Domestic demand for aluminum used in cans and airplanes is slowing since the World Cup soccer tournament was held in Brazil during June and July. More than 2 billion cans of beer and soda were sold in the country during tournament, according to Atlanta-based Novelis Inc., a fabricator that is the world’s biggest aluminum consumer. While the company’s sales of beverage packaging rose as much as 25 percent in the second quarter, demand in other areas including transportation was weaker.
So far, prices haven’t encouraged more supply in Brazil, where production in July slumped to 70,400 tons, down 36 percent from a year earlier, according to ABAL. For the year, the country is poised to produce less than 1 million tons for the first time since 1990, compared with 1.3 million in 2013 and 1.66 million in 2008.
With output dropping, the country has imported 117,425 tons of aluminum in the first half of 2014, an almost ninefold increase from a year earlier, according to data from the country’s Ministry of Development, Industry and Foreign Trade. Imports of aluminum alloys tripled to 60,937 tons, bringing total purchases to 178,362 tons. At the same time, exports of primary aluminum totaled 167,401 during the period, down 29 percent.
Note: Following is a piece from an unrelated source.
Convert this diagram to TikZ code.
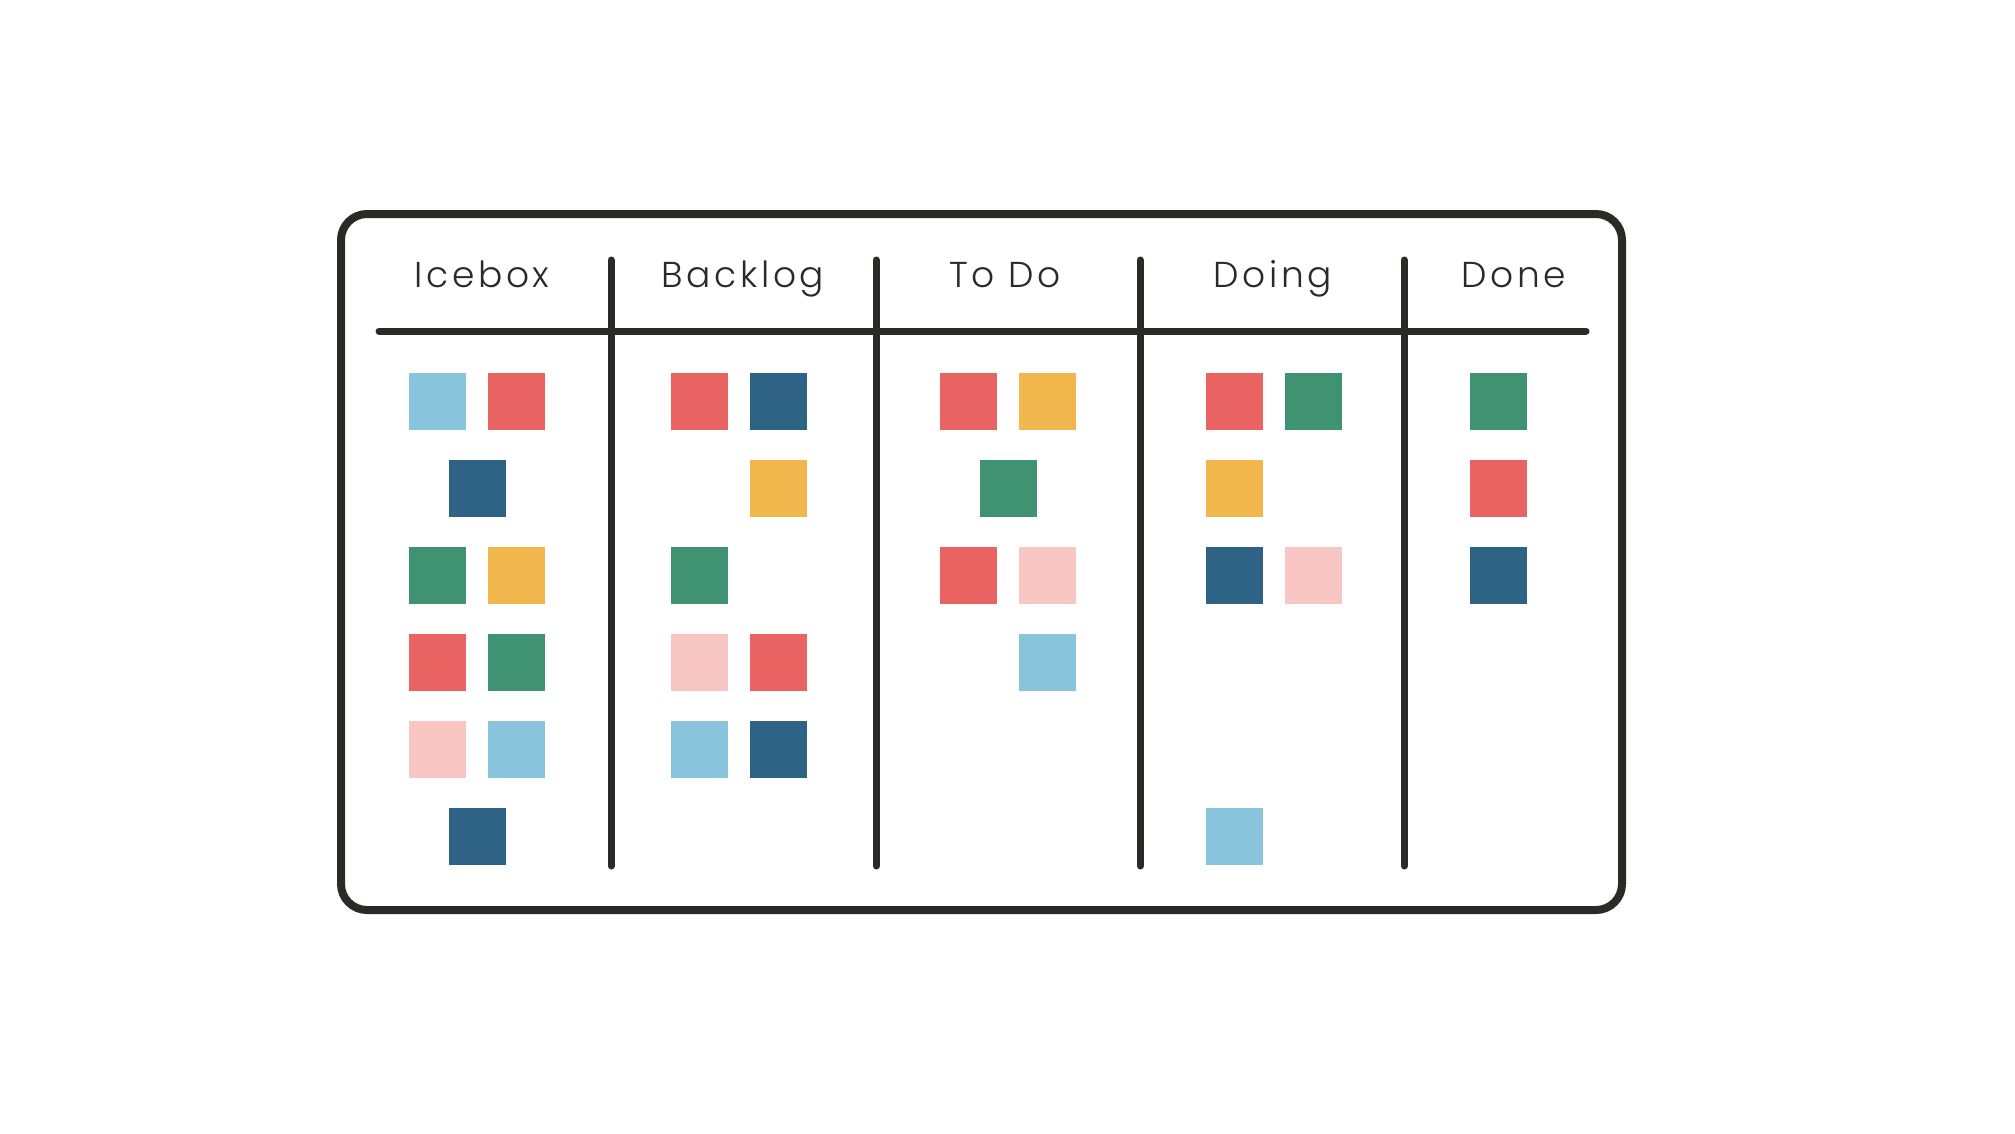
\documentclass[tikz,border=0pt]{standalone}
\usepackage{fontspec}
\setmainfont{Poppins}[UprightFont=* Light, LetterSpace=10]
\usetikzlibrary{positioning}

\definecolor{boardline}{HTML}{282B28}
\definecolor{cardlb}{HTML}{88C5DD}
\definecolor{cardred}{HTML}{E96363}
\definecolor{carddb}{HTML}{2F6386}
\definecolor{cardyel}{HTML}{F1B74C}
\definecolor{cardgrn}{HTML}{3F9373}
\definecolor{cardpnk}{HTML}{F8C6C3}

\tikzset{
  card/.style={draw=none, minimum size=57pt, inner sep=0pt, outer sep=0pt},
  colhead/.style={anchor=base, text=boardline, font=\fontsize{36}{40}\selectfont},
  board/.style={boardline, line width=8pt, rounded corners=26pt},
  rule/.style={boardline, line width=7pt, line cap=round}
}

\begin{document}
\begin{tikzpicture}[x=1pt, y=-1pt]
\useasboundingbox (0,0) rectangle (2015,1133);
%board
\draw[board] (341,214) rectangle (1622,910);
%header line
\draw[rule] (379,331) -- (1586,331);
%column lines
\draw[rule] (611,260) -- (611,866);
\draw[rule] (876,260) -- (876,866);
\draw[rule] (1140,260) -- (1140,866);
\draw[rule] (1404,260) -- (1404,866);
%headers
\node[colhead](hice) at (482,287){Icebox};
\node[colhead](hback) at (743,287){Backlog};
\node[colhead](htodo) at (1005,287){To Do};
\node[colhead](hdoing) at (1273,287){Doing};
\node[colhead](hdone) at (1514,287){Done};
%icebox cards
\node[card, fill=cardlb](ice1a) at (437.5,401.5){};
\node[card, fill=cardred](ice1b) at (516.5,401.5){};
\node[card, fill=carddb](ice2) at (477,488.5){};
\node[card, fill=cardgrn](ice3a) at (437.5,575.5){};
\node[card, fill=cardyel](ice3b) at (516.5,575.5){};
\node[card, fill=cardred](ice4a) at (437.5,662.5){};
\node[card, fill=cardgrn](ice4b) at (516.5,662.5){};
\node[card, fill=cardpnk](ice5a) at (437.5,749.5){};
\node[card, fill=cardlb](ice5b) at (516.5,749.5){};
\node[card, fill=carddb](ice6) at (477,836.5){};
%backlog cards
\node[card, fill=cardred](back1a) at (699.5,401.5){};
\node[card, fill=carddb](back1b) at (778,401.5){};
\node[card, fill=cardyel](back2b) at (778,488.5){};
\node[card, fill=cardgrn](back3a) at (699.5,575.5){};
\node[card, fill=cardpnk](back4a) at (699.5,662.5){};
\node[card, fill=cardred](back4b) at (778,662.5){};
\node[card, fill=cardlb](back5a) at (699.5,749.5){};
\node[card, fill=carddb](back5b) at (778,749.5){};
%to do cards
\node[card, fill=cardred](todo1a) at (968.5,401.5){};
\node[card, fill=cardyel](todo1b) at (1047,401.5){};
\node[card, fill=cardgrn](todo2) at (1008,488.5){};
\node[card, fill=cardred](todo3a) at (968.5,575.5){};
\node[card, fill=cardpnk](todo3b) at (1047,575.5){};
\node[card, fill=cardlb](todo4b) at (1047,662.5){};
%doing cards
\node[card, fill=cardred](doing1a) at (1234.5,401.5){};
\node[card, fill=cardgrn](doing1b) at (1313.5,401.5){};
\node[card, fill=cardyel](doing2a) at (1234.5,488.5){};
\node[card, fill=carddb](doing3a) at (1234.5,575.5){};
\node[card, fill=cardpnk](doing3b) at (1313.5,575.5){};
\node[card, fill=cardlb](doing6a) at (1234.5,836.5){};
%done cards
\node[card, fill=cardgrn](done1) at (1498.5,401.5){};
\node[card, fill=cardred](done2) at (1498.5,488.5){};
\node[card, fill=carddb](done3) at (1498.5,575.5){};
\end{tikzpicture}
\end{document}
ABAL estimates that next year, the domestic industry will become a net importer for the first time since 1982.
Brazil imported 2,301 tons more than it exported in the first five months of the year, compared with a trade surplus of 182,878 tons in the same period a year earlier, according to World Bureau of Metal Statistics data. In May alone, the deficit was 14,517 tons.
As aluminum production declines, mines have almost doubled output since 2005 of bauxite, the ore that is refined into alumina and then aluminum. It takes about four tons of ore to make one ton of refined metal. The country also has expanded output of other minerals including iron ore, and it is the world’s biggest source of sugar, coffee and oranges, the biggest exporter of soybeans and cattle.
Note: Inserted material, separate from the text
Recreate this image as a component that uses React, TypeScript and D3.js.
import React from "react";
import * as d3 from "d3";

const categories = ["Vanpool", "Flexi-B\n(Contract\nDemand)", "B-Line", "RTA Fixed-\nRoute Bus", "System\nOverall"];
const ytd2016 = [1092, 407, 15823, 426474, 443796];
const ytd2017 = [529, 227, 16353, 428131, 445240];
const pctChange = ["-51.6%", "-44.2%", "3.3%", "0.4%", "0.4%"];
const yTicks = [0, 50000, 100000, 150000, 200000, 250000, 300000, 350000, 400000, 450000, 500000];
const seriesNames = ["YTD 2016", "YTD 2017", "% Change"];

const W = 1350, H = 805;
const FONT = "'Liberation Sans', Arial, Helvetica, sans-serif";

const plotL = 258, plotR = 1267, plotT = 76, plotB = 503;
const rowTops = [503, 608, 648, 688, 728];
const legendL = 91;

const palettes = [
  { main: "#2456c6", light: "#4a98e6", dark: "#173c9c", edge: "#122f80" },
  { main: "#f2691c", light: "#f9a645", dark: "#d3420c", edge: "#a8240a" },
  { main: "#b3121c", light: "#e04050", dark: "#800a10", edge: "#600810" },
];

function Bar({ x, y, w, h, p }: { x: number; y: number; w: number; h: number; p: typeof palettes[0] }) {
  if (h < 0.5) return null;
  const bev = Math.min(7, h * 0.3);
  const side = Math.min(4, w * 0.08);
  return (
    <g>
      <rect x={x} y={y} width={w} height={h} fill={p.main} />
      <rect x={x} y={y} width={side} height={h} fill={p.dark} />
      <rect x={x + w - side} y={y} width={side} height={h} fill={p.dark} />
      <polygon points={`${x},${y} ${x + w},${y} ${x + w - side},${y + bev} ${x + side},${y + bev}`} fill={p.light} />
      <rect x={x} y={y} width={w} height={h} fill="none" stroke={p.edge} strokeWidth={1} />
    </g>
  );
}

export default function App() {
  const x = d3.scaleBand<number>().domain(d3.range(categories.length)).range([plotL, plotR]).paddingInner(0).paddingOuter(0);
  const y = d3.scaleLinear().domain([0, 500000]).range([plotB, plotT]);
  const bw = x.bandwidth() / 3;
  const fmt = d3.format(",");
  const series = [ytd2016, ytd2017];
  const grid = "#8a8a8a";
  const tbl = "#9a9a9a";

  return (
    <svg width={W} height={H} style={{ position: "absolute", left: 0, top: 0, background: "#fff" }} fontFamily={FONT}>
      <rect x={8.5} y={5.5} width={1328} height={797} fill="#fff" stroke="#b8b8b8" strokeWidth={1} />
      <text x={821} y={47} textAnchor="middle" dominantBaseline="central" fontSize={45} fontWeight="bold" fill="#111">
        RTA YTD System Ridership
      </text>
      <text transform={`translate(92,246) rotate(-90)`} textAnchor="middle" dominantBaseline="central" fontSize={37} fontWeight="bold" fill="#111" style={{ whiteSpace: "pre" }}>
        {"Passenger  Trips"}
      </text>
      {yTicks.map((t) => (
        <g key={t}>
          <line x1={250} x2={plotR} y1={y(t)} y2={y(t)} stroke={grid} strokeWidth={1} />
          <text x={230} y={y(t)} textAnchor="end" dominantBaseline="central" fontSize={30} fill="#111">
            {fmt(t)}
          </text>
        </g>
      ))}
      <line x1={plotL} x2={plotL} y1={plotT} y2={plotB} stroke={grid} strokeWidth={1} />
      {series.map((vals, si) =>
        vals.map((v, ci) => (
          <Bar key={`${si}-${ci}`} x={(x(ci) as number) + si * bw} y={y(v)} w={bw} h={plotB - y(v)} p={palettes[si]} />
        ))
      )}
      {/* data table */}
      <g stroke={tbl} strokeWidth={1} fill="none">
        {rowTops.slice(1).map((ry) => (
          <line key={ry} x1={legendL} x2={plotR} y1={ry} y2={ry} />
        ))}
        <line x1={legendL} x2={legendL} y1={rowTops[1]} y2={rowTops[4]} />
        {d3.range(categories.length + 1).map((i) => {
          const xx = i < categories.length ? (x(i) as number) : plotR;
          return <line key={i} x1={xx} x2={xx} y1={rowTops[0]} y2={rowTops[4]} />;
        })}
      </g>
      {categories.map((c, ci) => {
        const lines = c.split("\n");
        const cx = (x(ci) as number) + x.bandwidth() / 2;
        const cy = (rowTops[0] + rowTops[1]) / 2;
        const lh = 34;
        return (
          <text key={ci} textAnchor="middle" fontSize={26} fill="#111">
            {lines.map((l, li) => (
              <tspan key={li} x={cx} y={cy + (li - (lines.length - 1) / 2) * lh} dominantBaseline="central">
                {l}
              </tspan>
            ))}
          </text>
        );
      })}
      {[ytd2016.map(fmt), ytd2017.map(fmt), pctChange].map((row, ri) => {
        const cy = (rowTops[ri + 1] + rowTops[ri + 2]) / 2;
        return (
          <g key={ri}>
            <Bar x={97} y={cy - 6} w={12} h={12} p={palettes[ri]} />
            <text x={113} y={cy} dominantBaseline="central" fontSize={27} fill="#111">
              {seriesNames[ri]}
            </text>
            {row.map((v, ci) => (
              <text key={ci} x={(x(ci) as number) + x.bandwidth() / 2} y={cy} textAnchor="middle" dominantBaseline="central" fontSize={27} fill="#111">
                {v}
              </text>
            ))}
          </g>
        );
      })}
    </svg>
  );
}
Brazil’s aluminum trade deficit forced the government on Aug. 6 to eliminate taxes on imports of up to 300,000 tons in 12 months. The change will help avoid shortages, said Renault Castro, executive director of Brazil’s association of can manufacturers, known as Abralatas.
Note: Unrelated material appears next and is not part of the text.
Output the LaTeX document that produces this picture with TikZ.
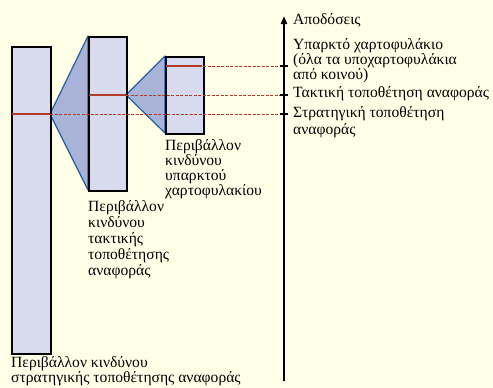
\documentclass[tikz,border=0pt]{standalone}
\usepackage{fontspec}
\setmainfont{Liberation Serif}
\usetikzlibrary{arrows.meta}
\definecolor{bg}{HTML}{FFFFE8}
\definecolor{boxfill}{HTML}{D8DAEE}
\definecolor{trifill}{HTML}{A9B3D8}
\definecolor{triedge}{HTML}{1F5FA8}
\definecolor{redline}{HTML}{B23A28}
\begin{document}
\begin{tikzpicture}[x=1pt,y=-1pt,
  rbox/.style={draw=black,line width=2pt,fill=boxfill},
  fan/.style={fill=trifill,draw=triedge,line width=1.2pt,line join=round},
  level/.style={draw=redline,line width=1.6pt},
  guide/.style={draw=redline,dashed,dash pattern=on 3pt off 1.5pt,line width=0.6pt},
  lbl/.style={anchor=north west,inner sep=0pt,align=left,font=\fontsize{15.6}{15}\selectfont},
  tick/.style={draw=black,line width=1.2pt}]
\useasboundingbox[fill=bg] (0,0) rectangle (493,388);
% fans
\coordinate (p1) at (50,114);
\coordinate (p2) at (126,95);
\fill[fan] (p1) -- (88,36) -- (88,190) -- cycle;
\fill[fan] (p2) -- (165,56) -- (165,133) -- cycle;
% boxes
\node[rbox,minimum width=39pt,minimum height=307pt,inner sep=0pt,anchor=north west] (b1) at (11,46) {};
\node[rbox,minimum width=38pt,minimum height=154pt,inner sep=0pt,anchor=north west] (b2) at (88,36) {};
\node[rbox,minimum width=38pt,minimum height=77pt,inner sep=0pt,anchor=north west] (b3) at (165,56) {};
% axis
\coordinate (a0) at (284,381);
\coordinate (a1) at (284,16);
\draw[line width=2pt,-{Triangle[length=8pt,width=6pt]}] (a0) -- (a1);
% levels
\draw[level] (12,114) -- (p1);
\draw[level] (89,95) -- (p2);
\draw[level] (166,66) -- (202,66);
\coordinate (t1) at (284,66);
\coordinate (t2) at (284,95);
\coordinate (t3) at (284,114);
\draw[guide] (203,66) -- (t1);
\draw[guide] (p2) -- (t2);
\draw[guide] (p1) -- (t3);
\foreach \t in {t1,t2,t3}{\draw[tick] ([xshift=-4pt]\t) -- ([xshift=4pt]\t);}
% labels
\node[lbl] (l0) at (293,13) {Αποδόσεις};
\node[lbl] (l1) at (293,38) {Υπαρκτό χαρτοφυλάκιο\\(όλα τα υποχαρτοφυλάκια\\από κοινού)};
\node[lbl] (l2) at (293,86) {Τακτική τοποθέτηση αναφοράς};
\node[lbl,font=\fontsize{15.6}{17}\selectfont] (l3) at (293,106) {Στρατηγική τοποθέτηση\\αναφοράς};
\node[lbl] (l4) at (165,139) {Περιβάλλον\\κινδύνου\\υπαρκτού\\χαρτοφυλακίου};
\node[lbl,font=\fontsize{15.6}{16}\selectfont] (l5) at (88,200) {Περιβάλλον\\κινδύνου\\τακτικής\\τοποθέτησης\\αναφοράς};
\node[lbl] (l6) at (11,356) {Περιβάλλον κινδύνου\\στρατηγικής τοποθέτησης αναφοράς};
\end{tikzpicture}
\end{document}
“It’s quite an unpleasant situation,” said Tadeu Nardocci, head of South American operations at Novelis in Sao Paulo. “There will be a bigger gap between what you consume and what you produce in Brazil.”
Premiums added to LME prices to secure metal climbed to a record $455 a ton in Europe, while in the U.S., it gained 69 percent in the past year to 20 cents a pound, according to Metal Bulletin data. The Brazilian surcharge is $575 a ton, according to the London-based metals data provider, which started to track the local price in May. Premiums are up as output dropped and metal was tied up in financing deals that extend wait times for deliveries from LME-monitored warehouses.
Those gains may not be sufficient to spur more supply.
“Prices are up, but it’s nowhere nearly high enough in order to maintain production at current levels,” Lloyd O’Carroll, a Richmond, Virginia-based analyst at Northcoast Research Holdings LLP, said by telephone on Aug. 12. “Unless the price increases, we are likely to see additional production shutdowns, and Brazil and Australia are prime candidates.”